Il est entièrement faux de prétendre que ces œuvres merveilleuses de Dieu que nous appelons des miracles, soient des violations d’une loi naturelle. Ils dépassent et surpassent la nature, mais ne lui sont pas contraires. Le miracle ne peut contredire la nature, puisque ce qui est contraire à la nature, c’est-à-dire à l’ordre divin, c’est ce qui est en révolte contre Dieu. Le vrai miracle est l’intrusion d’un monde plus élevé et plus pur dans notre monde actuel et troublé par tant de désordres, afin de le mettre, au moins pour un moment, en harmonie avec ce monde plus élevéc. La guérison des malades n’est pas contre nature, puisque la maladie ne faisait pas partie de l’état primitif de l’homme ; la santé est l’état normal, non la maladie. La guérison est le rétablissement de l’ordre primitif. Le miracle n’est donc pas la dérogation à la loi, mais plutôt sa neutralisation, la loi étant suspendue pour un temps ; nous en avons de nombreux exemples. Continuellement nous voyons, dans notre monde, des lois inférieures suspendues par de plus importantes, ainsi, des lois physiques supplantées par des lois morales ; cependant, nous ne parlons pas alors de violation d’une loi, ni d’un fait contraire à la nature, mais nous reconnaissons que la loi d’une plus grande liberté l’emporte sur une loi inférieure. Ainsi, quand je lève mon bras, la loi de la gravitation n’est pas pour cela détruite ; elle existe toujours, mais est interrompue par la loi supérieure de ma libre volonté. Les lois chimiques de la décomposition des substances animales subsistent toujours, alors même qu’elles rencontrent un obstacle dans le sel qui préserve ces substances de la corruption. La loi du péché, dans l’homme régénéré, est continuellement tenue en échec par la loi de l’esprit de vie ; cependant cette loi de péché est toujours dans ses membres, prête à réagir, dès que l’action plus énergique de la loi supérieure cessera. Ainsi, ce qui est interrompu, c’est l’effet d’une loi particulière, mais le système général des lois subsiste toujours. Dans le miracle, notre monde actuel est entraîné vers un ordre de choses supérieur ; ce sont alors des lois plus parfaites qui sont à l’œuvre dans le monde, elles prennent la place des lois inférieures, ce qui est leur droitd.
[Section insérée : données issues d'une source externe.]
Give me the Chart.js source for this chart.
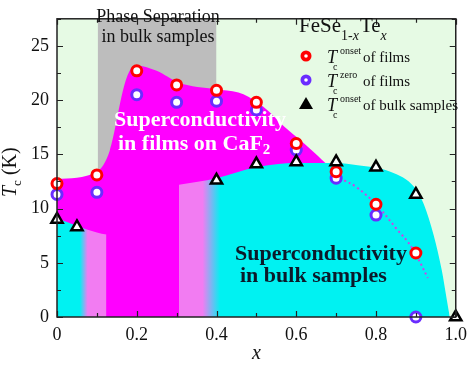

c – Augustin, Contre Fauste, ch. III : « Cependant ce n’est pas s’exprimer d’une manière inexacte que de dire que Dieu fait quelque chose contre la nature quand il fait quelque chose contre ce que nous connaissons de la nature ; parce que nous donnons aussi le nom de nature au cours de la nature ordinaire et connu de nous, et c’est quand Dieu agit contre ce cours que nous donnons à ses œuvres le nom de merveille et de miracle. »

d – Dans un passage remarquable, l’auteur de la Sapience de Salomon (19.6) montre comment, lors du passage de la mer Rouge, la nature était dominée pour servir au but que Dieu se proposait.

Les miracles n’étant donc pas contraires à la nature, quoique la dépassant, servent à ennoblir les faits ordinaires, en témoignant de leur source. Christ, guérissant un malade par sa seule parole, prétend, par ce fait même, être le maître de toutes les vertus qui servent à la guérison de nos corps ; il veut nous dire : « Je viens vous rappeler que la puissance de guérir réside en moi » ; il rattache à sa personne tous les moyens de guérison. Quand il multiplie les pains, quand il change l’eau en vin, c’est comme s’il disait : « C’est moi et nul autre qui, par le soleil et la pluie, par les semailles et la moisson, donne la nourriture nécessaire à l’homme ; pour vous rappeler ce fait que vous êtes toujours tentés d’oublier, je vous montrerai comment le pain se multiplie dans mes mains, comment l’eau se change en vin, par ma seule parole. » Dans un sens, les œuvres de la nature révèlent la gloire de Dieu (Psaumes 19.1-6), mais, d’autre part, elles nous cachent cette gloire ; elles devraient nous faire souvenir sans cesse de lui, mais elles peuvent nous conduire à l’oublier. Les miracles proclament la libre volonté de Dieu, ils nous rappellent qu’au dessus des causes et de leurs effets il y a un Ouvrier divin, que le monde ne dépend pas d’une aveugle fatalité. Mais ils ont d’autres buts encore, en rapport avec le salut de l’humanité, auquel ils servent.